Blood flow is the body’s earliest shared signal.
Why continuous blood-flow modeling reveals system-wide stress before symptoms, visits, or emergencies.
One signal. Many systems. Earlier understanding.
The unified carrier
Blood flow has one job: to deliver what the body needs and remove what it doesn't. Oxygen, nutrients, hormones, heat, waste, and signaling molecules all travel the same highway.
To do this, it must respond continuously to the demands of every major system—heart function, vascular tone, nervous regulation, kidney fluid balance, and metabolic state.
Blood flow isn’t just circulation—it’s the body reacting to itself.
The Gap
Why snapshots fail
Traditional vitals capture moments. But bodies change gradually. Deterioration shows up as drift, not sudden spikes.
By the time a single point is "out of range," the underlying issue has often been developing for weeks. We focus on the trajectory, not the event.
Health rarely fails suddenly. It drifts there.
Example
Anatomy of a lead-up
Consider the weeks before a cardiovascular event. You don't feel it, but the physics of your blood flow are changing to compensate.
Arteries narrow
Resistance increases, forcing pressure up.
Vessels stiffen
Waveforms become sharp and reflective.
Cardiac strain
Heart works harder, weakening forward flow.
Blood flow changes because the body is already compensating.
The foundation model
Our system builds a living baseline for every individual. It learns what "normal" looks like for you, so it can recognize meaningful change—not by crossing a generic threshold, but by deviating from your personal history.
The model does not diagnose.
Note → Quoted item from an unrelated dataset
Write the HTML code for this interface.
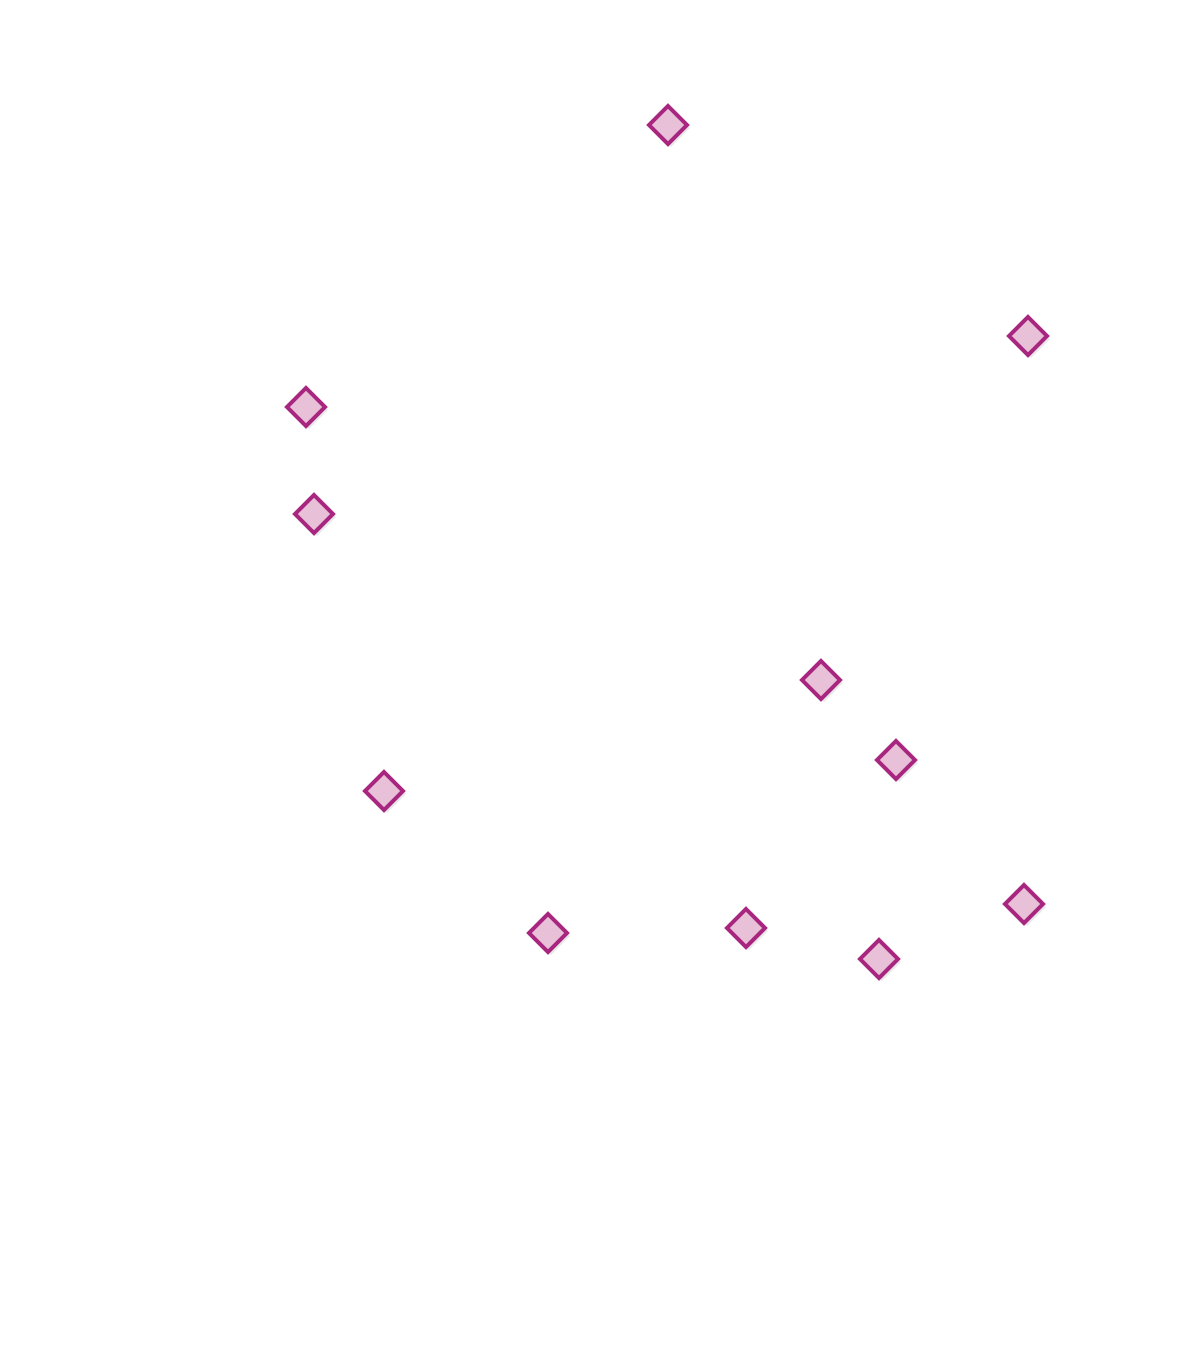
<!DOCTYPE html>
<html><head><meta charset="utf-8"><style>html,body{margin:0;padding:0;background:#fff;}</style></head>
<body>
<svg width="1200" height="1355" viewBox="0 0 1200 1355" xmlns="http://www.w3.org/2000/svg">
<defs>
<g id="d">
<polygon points="3,-16 22,3 3,22 -16,3" fill="#d9d9d9" opacity="0.6"/>
<polygon points="0,-19 19,0 0,19 -19,0" fill="#e8c1d8" stroke="#a8267f" stroke-width="4"/>
</g>
</defs>
<use href="#d" x="668" y="125"/>
<use href="#d" x="1028" y="336"/>
<use href="#d" x="306" y="407"/>
<use href="#d" x="314" y="514"/>
<use href="#d" x="821" y="680"/>
<use href="#d" x="896" y="760"/>
<use href="#d" x="384" y="791"/>
<use href="#d" x="548" y="933"/>
<use href="#d" x="746" y="928"/>
<use href="#d" x="879" y="959"/>
<use href="#d" x="1024" y="904"/>
</svg>
</body></html>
It recognizes meaningful change.
"Technology detects patterns. Humans decide what they mean."
Human Interpretation
Context matters. Algorithms are excellent at detecting statistical drift, but they cannot know if you just ran for a bus or had a stressful phone call.
Our nurses act as stewards of the baseline. They interpret the change, filter out the noise, and coordinate with primary care. We only intervene when it matters.
Clinical Validation
Validated in clinical practice
In collaboration with Duke Health, we evaluated Preemptive’s modeling approach in a real-world hospital readmission setting.
The study focused on identifying patients at risk of unplanned readmission. By analyzing continuous blood flow dynamics, the model demonstrated an ability to surface risk signals days before a readmission event occurred.
With an AUC of ~0.85, the model offered meaningful sensitivity with low false positives—providing a clear window for intervention that traditional clinical risk models often miss.
This study reflects how early physiological modeling can support earlier, calmer intervention when combined with human judgment.
What the model sees
Different conditions leave different early signatures in blood flow. We categorize these as physiological patterns, not diseases.
Fluid Overload
Changes in volume and pressure often preceding heart failure decompensation.
Vascular Resistance
Stiffening or narrowing vessels indicating rising hypertensive stress.
Inflammatory Stress
Subtle metabolic shifts that can signal developing infection or flare-ups.
Autonomic Instability
Imbalance in the nervous system regulation of heart rate and tone.
Timing Irregularity
Micro-variations in beat-to-beat intervals suggesting electrical issues.
Action before urgency
When a signal is caught early, the intervention is often simple. A medication adjustment. A hydration plan. A visit to primary care next week instead of the ER tonight.
Compounding value
The longer the model observes, the more precise it becomes. A longitudinal baseline is an asset that appreciates over time, offering greater protection the longer you stay within the system.
A foundation changes everything above it.
We don't replace clinicians. We strengthen them. By removing the surprise of emergencies, we return stability to healthcare.